Northwestern Events Calendar

Jan
17
2020

International Relations Speaker Series: Sarah Kreps, "Purely Partisan Warriors? A Study of Legislative Rhetoric in the Afghanistan and Iraq Wars"

When: Friday, January 17, 2020
11:00 AM - 12:30 PM CT

Where: Scott Hall, 201 (Ripton), 601 University Place, Evanston, IL 60208 map it

Audience: Faculty/Staff - Student - Public - Post Docs/Docs - Graduate Students

Contact: Stephen Monteiro   (847) 491-7451

Group: Department of Political Science

Category: Academic

Description:

Please join the International Relations Speaker Series for a session with Sarah Kreps, Professor of Government and Adjunct Professor of Law at Cornell University, on "Purely Partisan Warriors?
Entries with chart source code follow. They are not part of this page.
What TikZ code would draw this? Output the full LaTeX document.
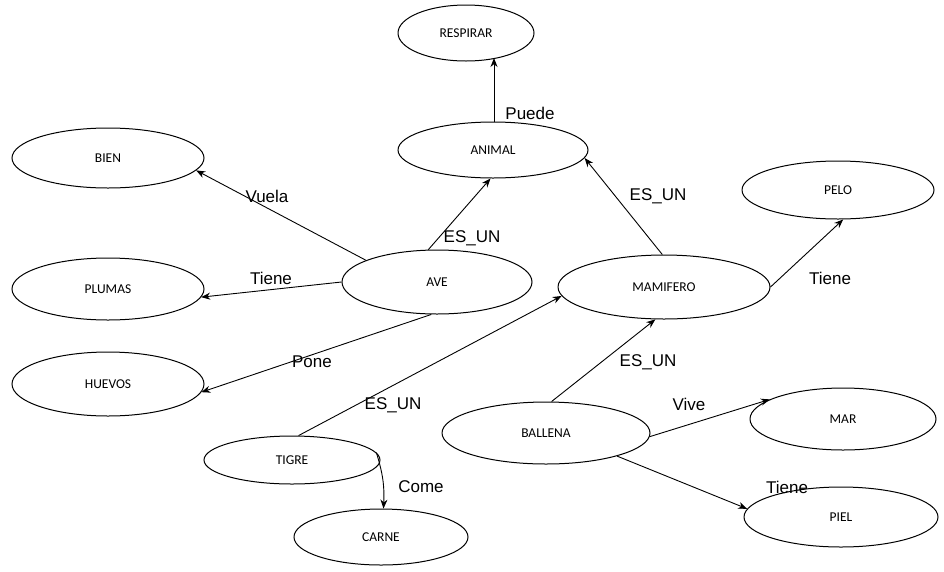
\documentclass[tikz,border=0pt]{standalone}
\usepackage{fontspec}
\setmainfont{Carlito}
\newfontfamily\labfont{Liberation Sans}
\usetikzlibrary{shapes.geometric,arrows.meta}
\tikzset{
  concept/.style={ellipse,draw,line width=1pt,inner sep=0pt,font=\fontsize{13.5}{15}\selectfont},
  rel/.style={-{Stealth[length=9pt,width=7pt]},line width=0.9pt},
  lab/.style={font=\labfont\fontsize{17}{19}\selectfont}
}
\begin{document}
\begin{tikzpicture}[x=1pt,y=-1pt]
\useasboundingbox (0,0) rectangle (944,571);
\node[concept,minimum width=136,minimum height=56] (respirar) at (466,33) {RESPIRAR};
\node[concept,minimum width=190,minimum height=56] (animal) at (493,150) {ANIMAL};
\node[concept,minimum width=192,minimum height=60] (bien) at (108,158) {BIEN};
\node[concept,minimum width=192,minimum height=58] (pelo) at (838,190) {PELO};
\node[concept,minimum width=190,minimum height=64] (ave) at (437,282) {AVE};
\node[concept,minimum width=212,minimum height=64] (mamifero) at (664,287) {MAMIFERO};
\node[concept,minimum width=192,minimum height=62] (plumas) at (108,289) {PLUMAS};
\node[concept,minimum width=192,minimum height=64] (huevos) at (108,384) {HUEVOS};
\node[concept,minimum width=208,minimum height=62] (ballena) at (546,433) {BALLENA};
\node[concept,minimum width=186,minimum height=62] (mar) at (843,419) {MAR};
\node[concept,minimum width=176,minimum height=48] (tigre) at (292,460) {TIGRE};
\node[concept,minimum width=194,minimum height=60] (piel) at (841,517) {PIEL};
\node[concept,minimum width=174,minimum height=56] (carne) at (381,537) {CARNE};

\coordinate (pu) at (494,122);
\coordinate (pr) at (494,58);
\draw[rel] (pu) -- (pr);
\draw[rel] (ave.163) -- (bien.-8);
\draw[rel] (ave.180) -- (plumas.-5);
\draw[rel] (ave.-100) -- (huevos.-5);
\draw[rel] (ave.105) -- (animal.-95);
\draw[rel] (mamifero.93) -- (animal.-5);
\draw[rel] (mamifero.0) -- (pelo.-80);
\draw[rel] (tigre.75) -- (mamifero.185);
\draw[rel] (ballena.80) -- (mamifero.-105);
\draw[rel] (ballena.-2) -- (mar.165);
\draw[rel] (ballena.-18) -- (piel.175);
\draw[rel] (tigre.5) to[bend left=10] (carne.85);

\node[lab] (l1) at (530,113) {Puede};
\node[lab] (l2) at (267,196) {Vuela};
\node[lab] (l3) at (271,278) {Tiene};
\node[lab] (l4) at (312,362) {Pone};
\node[lab] (l5) at (472,238) {ES\_UN};
\node[lab] (l6) at (658,196) {ES\_UN};
\node[lab] (l7) at (830,278) {Tiene};
\node[lab] (l8) at (393,405) {ES\_UN};
\node[lab] (l9) at (648,362) {ES\_UN};
\node[lab] (l10) at (689,404) {Vive};
\node[lab] (l11) at (787,487) {Tiene};
\node[lab] (l12) at (421,487) {Come};
\end{tikzpicture}
\end{document}
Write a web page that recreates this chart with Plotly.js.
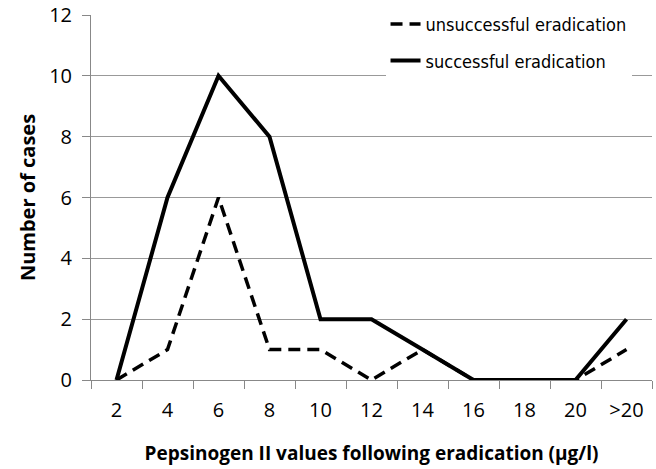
<!DOCTYPE html>
<html>
<head>
<meta charset="utf-8">
<script src="https://cdn.plot.ly/plotly-3.0.1.min.js"></script>
<style>html,body{margin:0;padding:0;background:#fff}#chart{width:656px;height:469px}</style>
</head>
<body>
<div id="chart"></div>
<script>
const categories = ["2","4","6","8","10","12","14","16","18","20",">20"];
const unsuccessful = [0,1,6,1,1,0,1,0,0,0,1];
const successful = [0,6,10,8,2,2,1,0,0,0,2];
const yTicks = [0,2,4,6,8,10,12];

const traces = [
  {x: categories, y: unsuccessful, type: "scatter", mode: "lines", name: "unsuccessful eradication",
   legendgroup: "a", line: {color: "#000", width: 3.5, dash: "12px,7px"}},
  {x: categories, y: successful, type: "scatter", mode: "lines", name: "successful eradication",
   legendgroup: "b", line: {color: "#000", width: 4}}
];

const layout = {
  width: 656, height: 469,
  margin: {l: 91, r: 4, t: 15, b: 89},
  paper_bgcolor: "#fff", plot_bgcolor: "#fff",
  font: {family: "Open Sans, sans-serif", color: "#000"},
  showlegend: true,
  legend: {x: 0.525, y: 1.025, xanchor: "left", yanchor: "top", bgcolor: "#fff",
           font: {family: "DejaVu Sans Condensed, DejaVu Sans", size: 18, color: "#000"},
           traceorder: "grouped", tracegroupgap: 10},
  xaxis: {type: "category", categoryorder: "array", categoryarray: categories,
          range: [-0.5, 10.5],
          tickson: "boundaries", ticks: "outside", ticklen: 8, tickcolor: "#888",
          ticklabelstandoff: 12,
          showline: true, linecolor: "#888", linewidth: 1, showgrid: false, zeroline: false,
          tickfont: {size: 20}, fixedrange: true,
          title: {text: "<b>Pepsinogen II values following eradication (µg/l)</b>", font: {size: 19}, standoff: 24}},
  yaxis: {range: [0, 12], tickvals: yTicks, ticks: "outside", ticklen: 8, tickcolor: "#888",
          ticklabelstandoff: 6,
          showline: true, linecolor: "#888", linewidth: 1, showgrid: true, gridcolor: "#999", gridwidth: 1,
          zeroline: false, tickfont: {size: 20}, fixedrange: true,
          title: {text: "<b>Number of cases</b>", font: {size: 20}, standoff: 8}}
};

Plotly.newPlot("chart", traces, layout, {staticPlot: true});
</script>
</body>
</html>
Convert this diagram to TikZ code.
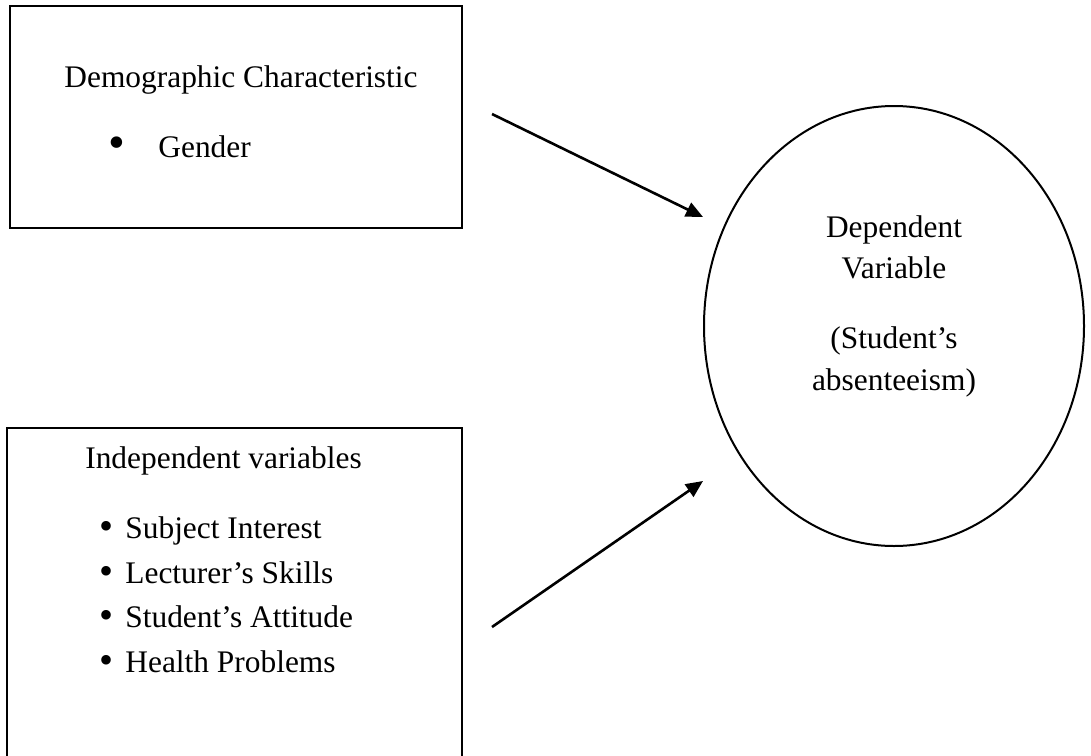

A Study of Legislative Rhetoric in the Afghanistan and Iraq Wars "

ABSTRACT

In this research, we subject legislative position-taking to both theoretical and empirical scrutiny.  That legislators take foreign policy positions primarily on the basis of partisanship echoes research on the use of force emphasizing the primacy of partisan forces in driving legislative pushback against and political checks on the commander in chief (e.g. Howell and Pevehouse 2005, 2007).  Yet the focus on partisanship gives short shrift to other factors traditionally held to influence legislative behavior that might also guide members’ public position-taking in the international arena. Members of Congress might also be driven by ideological loyalty. In the context of military force, hawks would generally favor more aggressive postures than doves. Commitment to ideology would suggest that legislators’ positions on the use of force would transcend party, in which case doves, more likely to be Democrats, would continue to challenge a co-partisan who proposed the use of force, and hawks, more likely to be Republicans, would be willing to grant their opponent a foreign policy victory to maintain policy consistency (Hollis and Smith 1986, 27; Kreps et al 2018; Schultz 2005).  If this dynamic holds, congressional checks may not disappear in unified government – but they may arise primarily in Democratic administrations.

 

BIO

Dr. Kreps is the author of four books, including, most recently, Taxing Wars: The American Way of War Finance and the Decline of Democracy (Oxford University Press, 2018), which deals with the causes and consequences of how advanced industrialized democracies such as the US, UK, and France pay for its wars.  She has also written two books on drones, including Drones: What Everyone Needs to Know (Oxford University Press, 2016) and Drone Warfare (Polity Press, 2014; with John Kaag).  Her first book was called Coalitions of Convenience: United States Military Interventions after the Cold War (Oxford University Press, 2011) and analyzed military interventions carried out over the last decade.

Dr. Kreps has held fellowships at the Council on Foreign Relations (and is a life member), Harvard’s Kennedy School of Government, and the University of Virginia’s Miller Center for Public Affairs. She has a BA from Harvard, MSc from Oxford, and PhD from Georgetown. Between 1999-2003, she served on active duty in the United States Air Force.